Вероятно потому, что на исходе 50-х годов Маркс и Энгельс заметили в России совершенно новое явление – признаки складывания там первой революционной ситуации. Россия, которая, по собранным ими о ней данным, была в первой половине XIX в. страною безмолвных рабов, стала проявлять признаки массового движения. В стране, столь бедной революционными силами, что никаких ее организаций Маркс и назвать не мог, появились выдающиеся идеологи революционной борьбы – Н.Г. Чернышевский, Н.А. Добролюбов.

И крестьянское движение в России, и появление руководителей русской революционной демократии, и журнал «Современник» – все это было замечено Марксом и Энгельсом. Возможно, какие-то сведения о крестьянском движении исхода 40-х – начала 50-х годов – еще до Крымской войны – заметились Марксу и Энгельсу: «Если гроза разразится… Германия имела бы только одного возможного союзника – Россию, при условии, что там произойдет крестьянская революция», – пишет Энгельс Марксу в мае 1851 г. Пока формулировка дана в подчеркнуто условной форме («если… при условии») и выглядит почти абстрактно. Но в апреле 1853 г. надежда Энгельса звучит куда увереннее, хотя и предполагает еще начальное выступление со стороны дворянства: «…дворянско-буржуазная революция в Петербурге с последующей гражданской войной внутри страны вполне возможна» [248] . Маркс пока прямым образом не откликается на предположение друга. Но дальнейшее развитие событий приковывает и его внимание к этому новому, невиданному ранее процессу. Раньше – на первом этапе своего изучения России, сосредоточенный на реакционной роли царизма, его дипломатии и войнах, Маркс вообще никаких предположений о сроках русской революции не делал.

248

Маркс К., Энгельс Ф. Соч., т. 27, с. 240; т. 28, с. 487.

Но вот в июне 1858 г. в работе «Политические партии в Англии» зазвучали новые ноты: «Существует еще одна великая держава, которая десять лет тому назад чрезвычайно энергично сдерживала напор революции. Мы имеем в виду Россию. Но в настоящее время у нее самой под ногами накопился горючий материал, который, при сильном порыве ветра с Запада, может внезапно воспламениться» [249] .

Прошло еще пять лет. Уже констатировано наличие в России революционной ситуации, но теперь обобщающая мысль диалектика чертит совсем новые линии возможного дальнейшего развития событий. Теперь уже вновь факты понимаются в рамках большой европейской революционной конъюнктуры, которая, видимо, нарождается: «Ясно одно – в Европе снова широко открылась эра революций… Будем надеяться, что на сей раз лава потечет с востока на запад, а не наоборот…» [250] .

249

Маркс К., Энгельс Ф. Соч., т. 12, с. 519 – 520.

250

Маркс К., Энгельс Ф. Соч., т. 30, с. 266.

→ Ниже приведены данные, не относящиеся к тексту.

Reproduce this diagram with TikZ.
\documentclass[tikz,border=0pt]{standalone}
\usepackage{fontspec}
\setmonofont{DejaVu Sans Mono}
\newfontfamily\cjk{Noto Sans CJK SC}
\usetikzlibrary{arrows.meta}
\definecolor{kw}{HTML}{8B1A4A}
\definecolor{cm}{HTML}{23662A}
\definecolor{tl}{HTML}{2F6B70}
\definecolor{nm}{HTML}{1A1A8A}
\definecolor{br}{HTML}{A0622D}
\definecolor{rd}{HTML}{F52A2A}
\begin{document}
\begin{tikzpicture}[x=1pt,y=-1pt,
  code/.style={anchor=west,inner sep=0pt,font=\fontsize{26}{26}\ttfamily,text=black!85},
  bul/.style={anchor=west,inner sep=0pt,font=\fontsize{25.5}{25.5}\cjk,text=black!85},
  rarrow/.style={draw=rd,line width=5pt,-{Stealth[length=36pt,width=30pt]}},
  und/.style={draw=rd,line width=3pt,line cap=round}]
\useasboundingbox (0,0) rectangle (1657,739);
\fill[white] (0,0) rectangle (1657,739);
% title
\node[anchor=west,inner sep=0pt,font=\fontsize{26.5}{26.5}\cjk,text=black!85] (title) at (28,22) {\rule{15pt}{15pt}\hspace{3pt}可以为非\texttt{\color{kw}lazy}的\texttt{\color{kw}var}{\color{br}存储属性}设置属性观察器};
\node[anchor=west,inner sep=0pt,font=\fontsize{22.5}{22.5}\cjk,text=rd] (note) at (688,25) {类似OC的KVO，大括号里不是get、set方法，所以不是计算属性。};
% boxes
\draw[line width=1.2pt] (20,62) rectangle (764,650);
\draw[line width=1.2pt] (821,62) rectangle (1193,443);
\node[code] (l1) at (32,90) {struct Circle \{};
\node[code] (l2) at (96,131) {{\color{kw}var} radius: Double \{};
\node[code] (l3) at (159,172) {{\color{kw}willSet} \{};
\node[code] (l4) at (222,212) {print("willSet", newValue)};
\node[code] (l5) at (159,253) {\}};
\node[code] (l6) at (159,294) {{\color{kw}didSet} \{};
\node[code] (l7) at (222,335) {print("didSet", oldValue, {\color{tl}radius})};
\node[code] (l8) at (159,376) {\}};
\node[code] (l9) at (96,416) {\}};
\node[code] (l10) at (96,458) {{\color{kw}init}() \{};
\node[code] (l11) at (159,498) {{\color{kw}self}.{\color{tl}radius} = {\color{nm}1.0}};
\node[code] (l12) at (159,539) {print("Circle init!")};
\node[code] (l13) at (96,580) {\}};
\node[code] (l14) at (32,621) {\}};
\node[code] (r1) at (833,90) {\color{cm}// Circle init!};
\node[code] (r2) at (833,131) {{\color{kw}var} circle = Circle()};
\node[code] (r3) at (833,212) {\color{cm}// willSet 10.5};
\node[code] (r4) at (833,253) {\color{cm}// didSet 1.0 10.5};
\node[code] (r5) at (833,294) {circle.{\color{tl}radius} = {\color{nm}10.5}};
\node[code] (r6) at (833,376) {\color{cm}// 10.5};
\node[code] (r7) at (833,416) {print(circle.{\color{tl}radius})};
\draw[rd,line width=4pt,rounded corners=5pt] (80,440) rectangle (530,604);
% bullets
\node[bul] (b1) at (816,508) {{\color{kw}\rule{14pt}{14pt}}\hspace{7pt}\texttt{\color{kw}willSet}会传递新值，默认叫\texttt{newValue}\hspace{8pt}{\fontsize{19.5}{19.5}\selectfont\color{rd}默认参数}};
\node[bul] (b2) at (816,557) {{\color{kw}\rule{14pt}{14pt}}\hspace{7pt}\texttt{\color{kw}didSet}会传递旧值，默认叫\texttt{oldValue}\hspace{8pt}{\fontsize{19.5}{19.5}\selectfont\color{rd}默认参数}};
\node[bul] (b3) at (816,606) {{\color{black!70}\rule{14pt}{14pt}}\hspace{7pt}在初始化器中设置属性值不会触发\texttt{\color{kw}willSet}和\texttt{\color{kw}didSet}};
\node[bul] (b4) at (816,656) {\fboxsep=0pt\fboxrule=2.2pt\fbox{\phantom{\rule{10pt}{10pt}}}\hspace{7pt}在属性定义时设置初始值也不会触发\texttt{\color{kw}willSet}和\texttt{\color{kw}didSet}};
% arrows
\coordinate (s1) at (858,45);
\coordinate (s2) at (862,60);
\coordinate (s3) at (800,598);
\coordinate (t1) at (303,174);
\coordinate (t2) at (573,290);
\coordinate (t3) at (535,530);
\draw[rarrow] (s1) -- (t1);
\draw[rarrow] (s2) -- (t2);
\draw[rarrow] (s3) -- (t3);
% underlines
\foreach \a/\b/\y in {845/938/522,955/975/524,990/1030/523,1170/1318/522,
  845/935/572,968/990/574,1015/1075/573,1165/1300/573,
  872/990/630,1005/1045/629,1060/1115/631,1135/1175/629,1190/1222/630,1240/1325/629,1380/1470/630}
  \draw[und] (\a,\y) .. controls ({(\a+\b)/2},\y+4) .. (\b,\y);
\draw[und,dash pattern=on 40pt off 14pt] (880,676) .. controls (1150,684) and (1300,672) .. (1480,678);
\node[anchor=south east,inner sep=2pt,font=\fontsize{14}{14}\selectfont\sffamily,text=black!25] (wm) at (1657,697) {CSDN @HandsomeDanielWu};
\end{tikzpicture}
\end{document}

Вот какие огромные перемены: уже нет речи о необходимости порыва ветра с запада, да еще «сильного», теперь уже лава, на что Маркс надеется, потечет с востока на запад. Далее мы еще вернемся к этому вопросу, пока же ясно, что у нас уже есть важные данные для ответа на вопрос, почему перо Маркса остановилось, оборвав цитату, и памфлет о тайной дипломатии царизма остался неоконченным. Потому что в самой России народились силы, идущие в атаку на твердыни царизма, стремящиеся и могущие, в этом Маркс уверен, сокрушить их. Этими событиями первой русской революционной ситуации и открывается новый этап в изучении Марксом России. Теперь уже не только царизм, а идущие на штурм царизма русские революционные силы в центре внимания Маркса. Вопрос о России предстает теперь совсем в новом свете. Диапазон охвата фактов становится гораздо обширнее. Аспекты вникания в проблему России делаются намного сложнее.

Освещение экономического развития России нужно Марксу для работы над III томом «Капитала». Необходим и русский язык, Маркс осваивает его. Книги о России, в том числе (и прежде всего) русские, теперь сотнями насчитываются в библиотеке Маркса. Русские материалы читаются в подлиннике. Множатся и усложняются связи с русскими людьми. В организующемся I Интернационале возникает Русская секция и Маркс по просьбе русских товарищей соглашается взять на себя представительство России.

Тема о революционной борьбе против царизма в России занимает все больше места в произведениях Маркса и в его переписке. Близятся и наступают дни Парижской Коммуны, в которой принимают участие и русские революционеры, знакомые Марксу. Новые темы вступают в его переписку – борьба Коммуны, ее гибель, контуры дальнейшего развития новой большой революционной конъюнктуры, в которой России отводится очень значительная роль.